> **WHAT THE EXERCISE ASKS**: Your answer should consist only of the lines below from the one with "What Apache ECharts" through the one with "const chart = echarts.init(document.getElementById('chart'));", copied exactly.

===== DATA SHOWN

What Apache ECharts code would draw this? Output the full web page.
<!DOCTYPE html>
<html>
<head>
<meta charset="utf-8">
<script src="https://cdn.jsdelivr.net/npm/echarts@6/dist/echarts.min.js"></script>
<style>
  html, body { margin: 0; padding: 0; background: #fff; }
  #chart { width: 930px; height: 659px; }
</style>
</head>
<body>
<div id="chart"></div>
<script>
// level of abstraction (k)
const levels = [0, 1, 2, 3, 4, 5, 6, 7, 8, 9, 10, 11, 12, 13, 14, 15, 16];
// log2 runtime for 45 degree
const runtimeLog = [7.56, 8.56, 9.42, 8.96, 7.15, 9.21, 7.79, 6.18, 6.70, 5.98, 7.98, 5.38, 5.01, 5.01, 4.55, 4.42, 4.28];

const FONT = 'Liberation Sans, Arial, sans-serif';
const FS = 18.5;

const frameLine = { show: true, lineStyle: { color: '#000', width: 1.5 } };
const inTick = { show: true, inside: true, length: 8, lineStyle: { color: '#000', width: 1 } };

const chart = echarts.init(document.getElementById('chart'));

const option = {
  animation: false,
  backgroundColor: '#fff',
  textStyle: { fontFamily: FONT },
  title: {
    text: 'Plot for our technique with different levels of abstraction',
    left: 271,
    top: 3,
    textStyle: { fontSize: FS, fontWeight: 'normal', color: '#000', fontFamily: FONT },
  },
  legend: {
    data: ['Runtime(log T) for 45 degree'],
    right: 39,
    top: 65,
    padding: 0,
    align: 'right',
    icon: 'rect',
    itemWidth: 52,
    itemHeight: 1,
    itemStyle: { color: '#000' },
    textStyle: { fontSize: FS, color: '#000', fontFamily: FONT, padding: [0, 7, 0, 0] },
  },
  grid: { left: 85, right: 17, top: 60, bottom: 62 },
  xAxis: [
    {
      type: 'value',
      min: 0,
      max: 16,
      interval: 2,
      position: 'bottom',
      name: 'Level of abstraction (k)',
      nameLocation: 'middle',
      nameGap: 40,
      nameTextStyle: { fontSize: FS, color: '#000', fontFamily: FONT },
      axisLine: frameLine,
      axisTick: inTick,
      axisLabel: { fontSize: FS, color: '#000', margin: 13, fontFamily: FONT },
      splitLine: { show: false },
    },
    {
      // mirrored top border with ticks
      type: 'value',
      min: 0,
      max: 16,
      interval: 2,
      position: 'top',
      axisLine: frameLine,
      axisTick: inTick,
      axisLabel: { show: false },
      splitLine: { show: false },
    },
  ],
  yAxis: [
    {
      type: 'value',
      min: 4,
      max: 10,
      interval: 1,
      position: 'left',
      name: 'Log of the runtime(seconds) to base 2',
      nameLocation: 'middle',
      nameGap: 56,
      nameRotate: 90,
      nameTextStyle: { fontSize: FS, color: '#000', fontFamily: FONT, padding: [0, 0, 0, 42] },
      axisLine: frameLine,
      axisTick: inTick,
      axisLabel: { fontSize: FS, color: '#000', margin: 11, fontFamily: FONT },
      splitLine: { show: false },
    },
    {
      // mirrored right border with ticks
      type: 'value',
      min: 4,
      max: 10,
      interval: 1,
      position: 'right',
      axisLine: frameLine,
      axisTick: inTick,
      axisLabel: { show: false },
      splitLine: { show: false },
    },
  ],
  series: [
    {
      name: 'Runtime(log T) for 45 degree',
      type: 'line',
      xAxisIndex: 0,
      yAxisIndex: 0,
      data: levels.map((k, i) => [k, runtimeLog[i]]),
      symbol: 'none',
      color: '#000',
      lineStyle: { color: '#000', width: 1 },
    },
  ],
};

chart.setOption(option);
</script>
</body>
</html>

==========
===== DATA SHOWN

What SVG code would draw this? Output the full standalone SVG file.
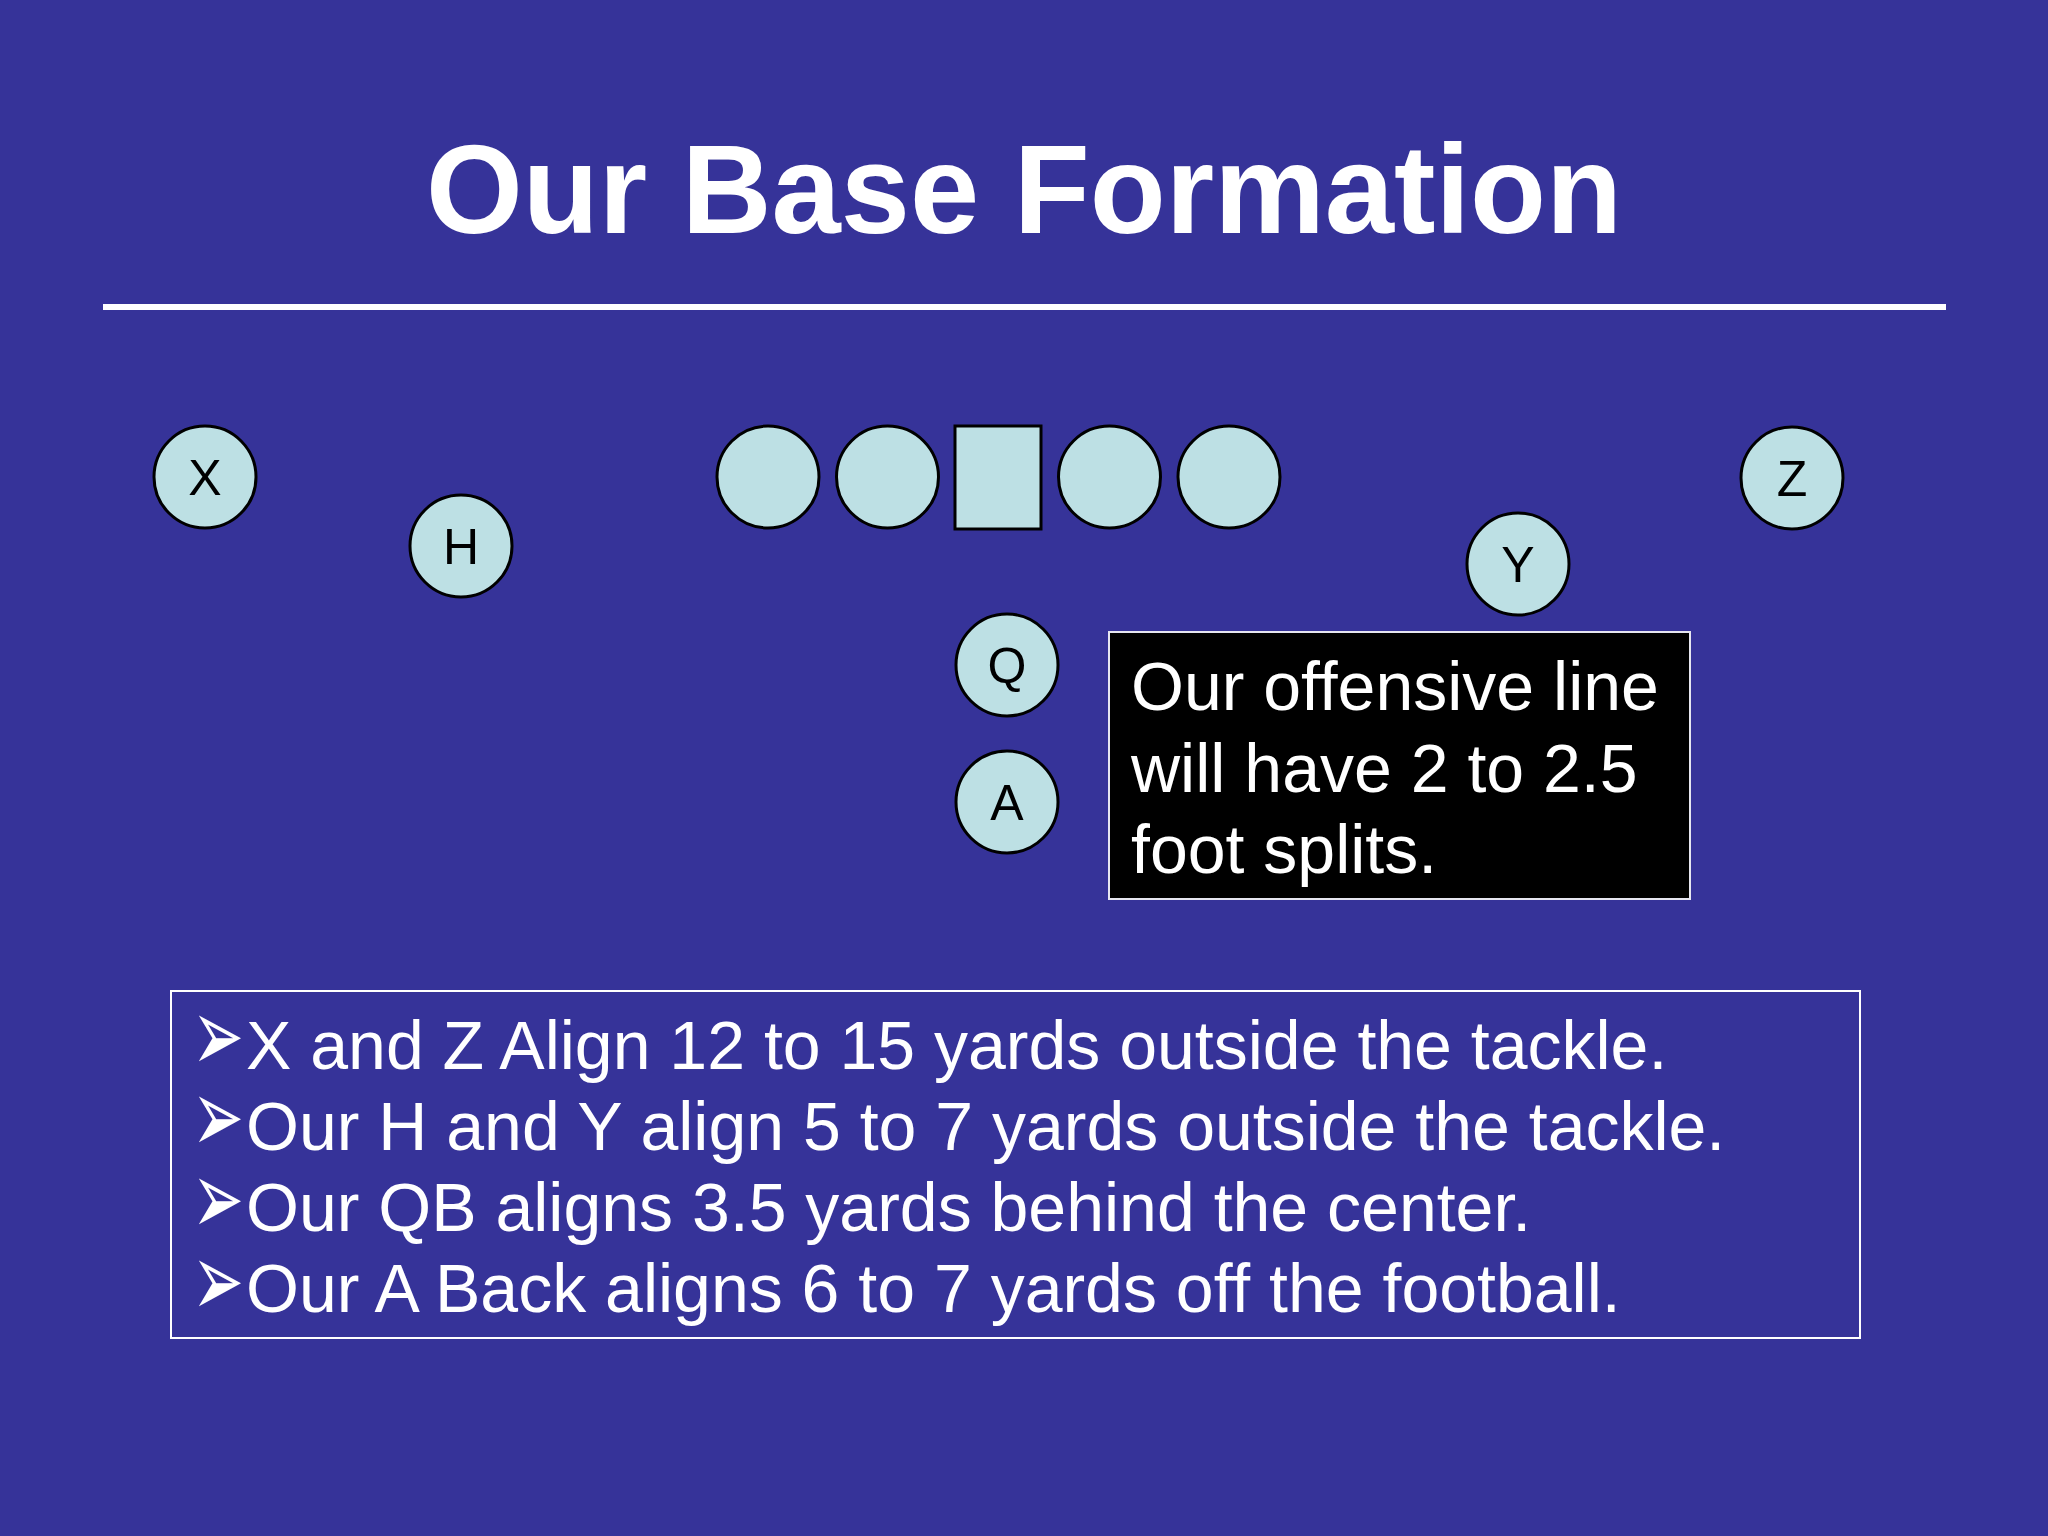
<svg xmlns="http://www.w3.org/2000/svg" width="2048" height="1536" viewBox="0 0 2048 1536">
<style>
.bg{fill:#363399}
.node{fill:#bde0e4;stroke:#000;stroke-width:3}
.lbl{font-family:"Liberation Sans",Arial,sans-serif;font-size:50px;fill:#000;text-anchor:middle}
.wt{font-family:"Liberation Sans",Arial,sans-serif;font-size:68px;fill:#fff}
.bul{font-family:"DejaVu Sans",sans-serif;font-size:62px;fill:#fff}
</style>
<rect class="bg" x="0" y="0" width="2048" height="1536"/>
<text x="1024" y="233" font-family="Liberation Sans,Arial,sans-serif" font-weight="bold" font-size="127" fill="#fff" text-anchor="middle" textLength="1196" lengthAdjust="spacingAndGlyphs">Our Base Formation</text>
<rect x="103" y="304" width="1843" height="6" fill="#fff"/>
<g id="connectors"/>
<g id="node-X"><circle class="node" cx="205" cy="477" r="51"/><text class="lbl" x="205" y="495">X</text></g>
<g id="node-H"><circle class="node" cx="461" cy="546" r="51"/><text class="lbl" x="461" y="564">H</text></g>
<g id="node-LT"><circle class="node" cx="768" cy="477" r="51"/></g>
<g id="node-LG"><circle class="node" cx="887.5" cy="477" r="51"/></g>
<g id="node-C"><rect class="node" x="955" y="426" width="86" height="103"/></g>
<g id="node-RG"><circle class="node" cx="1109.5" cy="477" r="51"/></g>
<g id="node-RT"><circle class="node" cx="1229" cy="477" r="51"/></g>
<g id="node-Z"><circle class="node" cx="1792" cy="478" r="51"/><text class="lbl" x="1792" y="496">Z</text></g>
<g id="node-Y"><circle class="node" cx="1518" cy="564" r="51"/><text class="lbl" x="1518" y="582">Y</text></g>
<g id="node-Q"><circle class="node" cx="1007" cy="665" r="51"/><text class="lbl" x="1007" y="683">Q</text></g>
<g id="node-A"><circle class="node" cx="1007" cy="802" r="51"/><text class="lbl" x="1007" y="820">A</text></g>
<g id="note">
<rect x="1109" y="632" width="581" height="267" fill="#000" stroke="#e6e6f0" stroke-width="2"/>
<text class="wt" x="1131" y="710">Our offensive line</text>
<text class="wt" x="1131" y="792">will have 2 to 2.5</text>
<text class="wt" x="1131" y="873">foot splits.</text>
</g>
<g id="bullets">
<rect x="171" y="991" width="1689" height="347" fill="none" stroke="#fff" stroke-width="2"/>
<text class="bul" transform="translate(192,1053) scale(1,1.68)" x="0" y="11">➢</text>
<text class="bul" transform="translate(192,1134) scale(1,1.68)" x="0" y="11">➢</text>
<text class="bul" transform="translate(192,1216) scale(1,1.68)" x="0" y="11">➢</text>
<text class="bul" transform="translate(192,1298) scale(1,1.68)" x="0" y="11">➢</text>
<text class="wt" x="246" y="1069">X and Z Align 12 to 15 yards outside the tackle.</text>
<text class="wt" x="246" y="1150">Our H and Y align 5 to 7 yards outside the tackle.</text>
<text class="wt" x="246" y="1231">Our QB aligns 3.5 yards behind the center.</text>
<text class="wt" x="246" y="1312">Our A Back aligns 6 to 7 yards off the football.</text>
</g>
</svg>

==========

> **CORRECT OUTPUT**:
What Apache ECharts code would draw this? Output the full web page.
<!DOCTYPE html>
<html>
<head>
<meta charset="utf-8">
<script src="https://cdn.jsdelivr.net/npm/echarts@6/dist/echarts.min.js"></script>
<style>
  html, body { margin: 0; padding: 0; background: #fff; }
  #chart { width: 930px; height: 659px; }
</style>
</head>
<body>
<div id="chart"></div>
<script>
// level of abstraction (k)
const levels = [0, 1, 2, 3, 4, 5, 6, 7, 8, 9, 10, 11, 12, 13, 14, 15, 16];
// log2 runtime for 45 degree
const runtimeLog = [7.56, 8.56, 9.42, 8.96, 7.15, 9.21, 7.79, 6.18, 6.70, 5.98, 7.98, 5.38, 5.01, 5.01, 4.55, 4.42, 4.28];

const FONT = 'Liberation Sans, Arial, sans-serif';
const FS = 18.5;

const frameLine = { show: true, lineStyle: { color: '#000', width: 1.5 } };
const inTick = { show: true, inside: true, length: 8, lineStyle: { color: '#000', width: 1 } };

const chart = echarts.init(document.getElementById('chart'));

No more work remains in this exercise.